**WHAT TO DO:**
Only the lines from the start of the data to the line containing "plt.rcParams['font.family'] = ['Liberation", both included, should be output, exactly and without pictures.

**RECORDED DATA:**
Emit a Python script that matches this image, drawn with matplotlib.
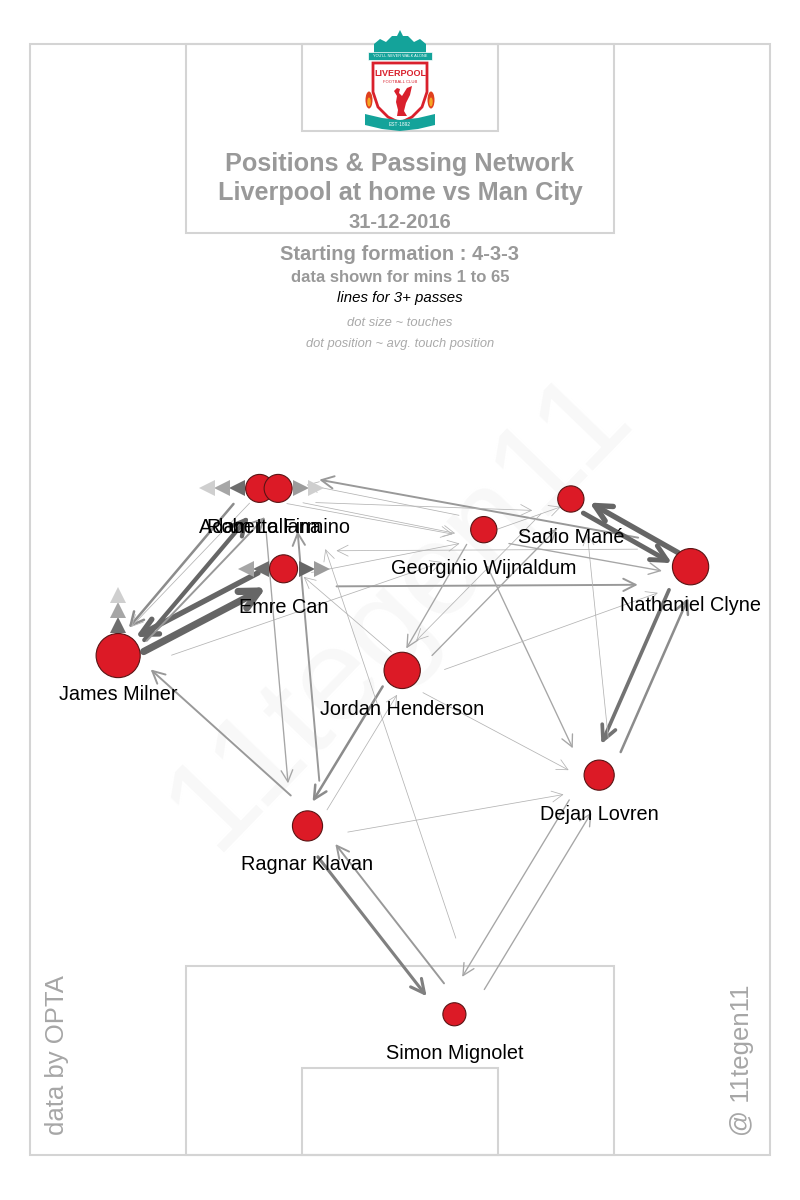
import matplotlib
matplotlib.use("Agg")
import matplotlib.pyplot as plt
from matplotlib.patches import FancyArrowPatch, Rectangle, Polygon, Ellipse
from matplotlib.transforms import offset_copy
import numpy as np

plt.rcParams['font.family'] = ['Liberation Sans', 'DejaVu Sans']

# average touch positions, metres (x across the pitch, y from own goal line)
players = ['Adam Lallana', 'Roberto Firmino', 'Emre Can', 'James Milner',
           'Georginio Wijnaldum', 'Sadio Mané', 'Nathaniel Clyne',
           'Jordan Henderson', 'Ragnar Klavan', 'Dejan Lovren', 'Simon Mignolet']
pos_x = [21.1, 22.8, 23.3, 8.1, 41.7, 49.7, 60.7, 34.2, 25.5, 52.3, 39.0]
pos_y = [63.0, 63.0, 55.4, 47.2, 59.1, 62.0, 55.6, 45.8, 31.1, 35.9, 13.3]
touches = [25, 25, 25, 62, 22, 22, 42, 42, 29, 29, 17]

# passes (3+ only)
pass_from = ['James Milner', 'Emre Can', 'James Milner', 'Adam Lallana',
             'James Milner', 'Roberto Firmino', 'Ragnar Klavan', 'James Milner',
             'Emre Can', 'Nathaniel Clyne', 'Nathaniel Clyne', 'Nathaniel Clyne',
             'Sadio Mané', 'Nathaniel Clyne', 'Dejan Lovren', 'Dejan Lovren',
             'Georginio Wijnaldum', 'Georginio Wijnaldum', 'Jordan Henderson',
             'Sadio Mané', 'Jordan Henderson', 'Ragnar Klavan', 'Roberto Firmino',
             'Ragnar Klavan', 'Ragnar Klavan', 'Simon Mignolet', 'Simon Mignolet',
             'Dejan Lovren', 'Ragnar Klavan', 'Jordan Henderson', 'Jordan Henderson',
             'Adam Lallana', 'Roberto Firmino', 'Roberto Firmino',
             'Georginio Wijnaldum', 'Georginio Wijnaldum', 'Emre Can',
             'Georginio Wijnaldum', 'Simon Mignolet', 'Jordan Henderson']
pass_to = ['Emre Can', 'James Milner', 'Adam Lallana', 'James Milner',
           'Roberto Firmino', 'James Milner', 'James Milner', 'Georginio Wijnaldum',
           'Nathaniel Clyne', 'Emre Can', 'Adam Lallana', 'Sadio Mané',
           'Nathaniel Clyne', 'Dejan Lovren', 'Nathaniel Clyne', 'Sadio Mané',
           'Dejan Lovren', 'Jordan Henderson', 'Sadio Mané',
           'Jordan Henderson', 'Ragnar Klavan', 'Jordan Henderson', 'Ragnar Klavan',
           'Roberto Firmino', 'Simon Mignolet', 'Ragnar Klavan', 'Dejan Lovren',
           'Simon Mignolet', 'Dejan Lovren', 'Dejan Lovren', 'Nathaniel Clyne',
           'Georginio Wijnaldum', 'Georginio Wijnaldum', 'Sadio Mané',
           'Roberto Firmino', 'Sadio Mané', 'Georginio Wijnaldum',
           'Nathaniel Clyne', 'Roberto Firmino', 'Emre Can']
pass_count = [14, 11, 9, 6, 5, 3, 5, 3,
              5, 3, 5, 11,
              10, 8, 6, 3,
              4, 4, 4,
              3, 6, 3, 4,
              5, 7, 5, 4,
              4, 3, 3, 3,
              3, 3, 3,
              3, 3, 3,
              4, 3, 3]

# positional tendency arrows next to some dots
shift_player = ['Adam Lallana', 'Roberto Firmino', 'Emre Can', 'Emre Can', 'James Milner']
shift_dir = ['left', 'right', 'left', 'right', 'up']
shift_shades = [['#6e6e6e', '#a6a6a6', '#cfcfcf'], ['#9c9c9c', '#cfcfcf'],
                ['#6e6e6e', '#a6a6a6'], ['#666666', '#9c9c9c'],
                ['#6e6e6e', '#a6a6a6', '#cfcfcf']]

PITCH_W, PITCH_L = 68, 105
BOX_W, BOX_D = 39.4, 17.9
SIX_W, SIX_D = 18.0, 8.2
LINE = '#d4d4d4'
GREY = '#999999'

fig = plt.figure(figsize=(8, 12), dpi=100)
ax = fig.add_axes([30 / 800, 45 / 1200, 740 / 800, 1111 / 1200])
ax.set_xlim(0, PITCH_W)
ax.set_ylim(0, PITCH_L)
ax.axis('off')

# pitch
pitch_lines = [(0, 0, PITCH_W, PITCH_L),
               ((PITCH_W - BOX_W) / 2, 0, BOX_W, BOX_D),
               ((PITCH_W - SIX_W) / 2, 0, SIX_W, SIX_D),
               ((PITCH_W - BOX_W) / 2, PITCH_L - BOX_D, BOX_W, BOX_D),
               ((PITCH_W - SIX_W) / 2, PITCH_L - SIX_D, SIX_W, SIX_D)]
for x, y, w, h in pitch_lines:
    ax.add_patch(Rectangle((x, y), w, h, fill=False, ec=LINE, lw=1.5,
                           clip_on=False, zorder=1))

# watermark
ax.text(0.5, 0.49, '11tegen11', transform=ax.transAxes, rotation=46,
        fontsize=95, color='#f8f8f8', ha='center', va='center', zorder=0.5)

xy = {p: (x, y) for p, x, y in zip(players, pos_x, pos_y)}


def shade(n):
    t = min((n - 3) / 6, 1)
    g = 0.70 - 0.30 * t
    return (g, g, g)


for a, b, n in zip(pass_from, pass_to, pass_count):
    x0, y0 = xy[a]
    x1, y1 = xy[b]
    dx, dy = x1 - x0, y1 - y0
    ox, oy = 0.045 * dy, -0.045 * dx
    start = (x0 + 0.13 * dx + ox, y0 + 0.13 * dy + oy)
    end = (x1 - 0.13 * dx + ox, y1 - 0.13 * dy + oy)
    lw = 0.55 + 0.42 * (n - 3)
    ax.add_patch(FancyArrowPatch(start, end,
                                 arrowstyle='->,head_length=0.6,head_width=0.3',
                                 mutation_scale=12 + 2 * lw, lw=lw, color=shade(n),
                                 shrinkA=0, shrinkB=0, capstyle='round',
                                 joinstyle='round', zorder=2))

radius = 2.8 * np.sqrt(touches)  # pixels
ax.scatter(pos_x, pos_y, s=(2 * radius * 0.72) ** 2, c='#dc1a26',
           edgecolors='#5a1414', linewidths=0.8, zorder=4)

for p, x, y in zip(players, pos_x, pos_y):
    ax.annotate(p, (x, y), xytext=(0, -28), textcoords='offset points',
                ha='center', va='center', fontsize=14.3, color='black', zorder=5)

marker_of = {'left': '<', 'right': '>', 'up': '^'}
step_of = {'left': (-1, 0), 'right': (1, 0), 'up': (0, 1)}
r_of = dict(zip(players, radius))
for p, d, shades in zip(shift_player, shift_dir, shift_shades):
    x, y = xy[p]
    for i, c in enumerate(shades):
        off = r_of[p] + 9 + 15 * i
        tr = offset_copy(ax.transData, fig=fig, x=step_of[d][0] * off,
                         y=step_of[d][1] * off, units='dots')
        ax.plot([x], [y], marker=marker_of[d], ms=12, color=c, mew=0,
                transform=tr, zorder=3)

# titles
def ftext(y, s, **kw):
    fig.text(0.5, 1 - y / 1200, s, ha='center', va='center', **kw)


ftext(164, 'Positions & Passing Network', fontsize=18.2, fontweight='bold', color=GREY)
ftext(193, 'Liverpool at home vs Man City', fontsize=18.2, fontweight='bold', color=GREY)
ftext(222, '31-12-2016', fontsize=14.5, fontweight='bold', color=GREY)
ftext(254, 'Starting formation : 4-3-3', fontsize=14.5, fontweight='bold', color=GREY)
ftext(278, 'data shown for mins 1 to 65', fontsize=12, fontweight='bold', color=GREY)
ftext(298, 'lines for 3+ passes', fontsize=10.8, style='italic', color='black')
ftext(323, 'dot size ~ touches', fontsize=9.4, style='italic', color='#aaaaaa')
ftext(344, 'dot position ~ avg. touch position', fontsize=9.3, style='italic', color='#aaaaaa')

fig.text(57 / 800, 1 - 1055 / 1200, 'data by OPTA', rotation=90, ha='center',
         va='center', fontsize=18.5, color='#a6a6a6')
fig.text(742 / 800, 1 - 1060 / 1200, '@ 11tegen11', rotation=90, ha='center',
         va='center', fontsize=18.5, color='#a6a6a6')

# club crest
TEAL = '#14a39a'
RED = '#d9202c'
lax = fig.add_axes([362 / 800, 1 - 134 / 1200, 76 / 800, 104 / 1200])
lax.set_xlim(0, 76)
lax.set_ylim(104, 0)
lax.axis('off')
lax.add_patch(Polygon([(12, 23), (12, 14), (18, 9), (24, 12), (30, 6), (35, 6),
                       (38, 0), (41, 6), (46, 6), (52, 12), (58, 9), (64, 14),
                       (64, 23)], fc=TEAL, ec='none'))
lax.add_patch(Rectangle((6, 22), 64, 8, fc=TEAL, ec='white', lw=0.5))
lax.text(38, 26, "YOU'LL NEVER WALK ALONE", fontsize=2.8, color='white',
         ha='center', va='center')
lax.add_patch(Ellipse((7, 70), 7, 17, fc='#e0401e', ec='none'))
lax.add_patch(Ellipse((7, 72), 3.5, 9, fc='#f5a623', ec='none'))
lax.add_patch(Ellipse((69, 70), 7, 17, fc='#e0401e', ec='none'))
lax.add_patch(Ellipse((69, 72), 3.5, 9, fc='#f5a623', ec='none'))
lax.add_patch(Polygon([(11, 33), (65, 33), (65, 62), (60, 77), (50, 87), (38, 93),
                       (26, 87), (16, 77), (11, 62)], fc='white', ec=RED, lw=2))
lax.text(38, 44, 'LIVERPOOL', fontsize=6.5, fontweight='bold', color=RED,
         ha='center', va='center')
lax.text(38, 52, 'FOOTBALL CLUB', fontsize=3, color=RED, ha='center', va='center')
lax.add_patch(Polygon([(32, 61), (35, 58), (38, 59), (37, 63), (40, 66), (45, 58),
                       (50, 56), (48, 65), (44, 73), (42, 81), (45, 86), (35, 86),
                       (36, 80), (34, 72), (35, 66)], fc=RED, ec='none'))
lax.add_patch(Polygon([(3, 84), (20, 88), (38, 90), (56, 88), (73, 84), (73, 95),
                       (56, 99), (38, 101), (20, 99), (3, 95)], fc=TEAL, ec='none'))
lax.text(38, 95, 'EST·1892', fontsize=3.5, color='white', ha='center', va='center')

fig.savefig('out.png', dpi=100, facecolor='white')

**ANSWER FOR THE TASK:**
Emit a Python script that matches this image, drawn with matplotlib.
import matplotlib
matplotlib.use("Agg")
import matplotlib.pyplot as plt
from matplotlib.patches import FancyArrowPatch, Rectangle, Polygon, Ellipse
from matplotlib.transforms import offset_copy
import numpy as np

plt.rcParams['font.family'] = ['Liberation Sans', 'DejaVu Sans']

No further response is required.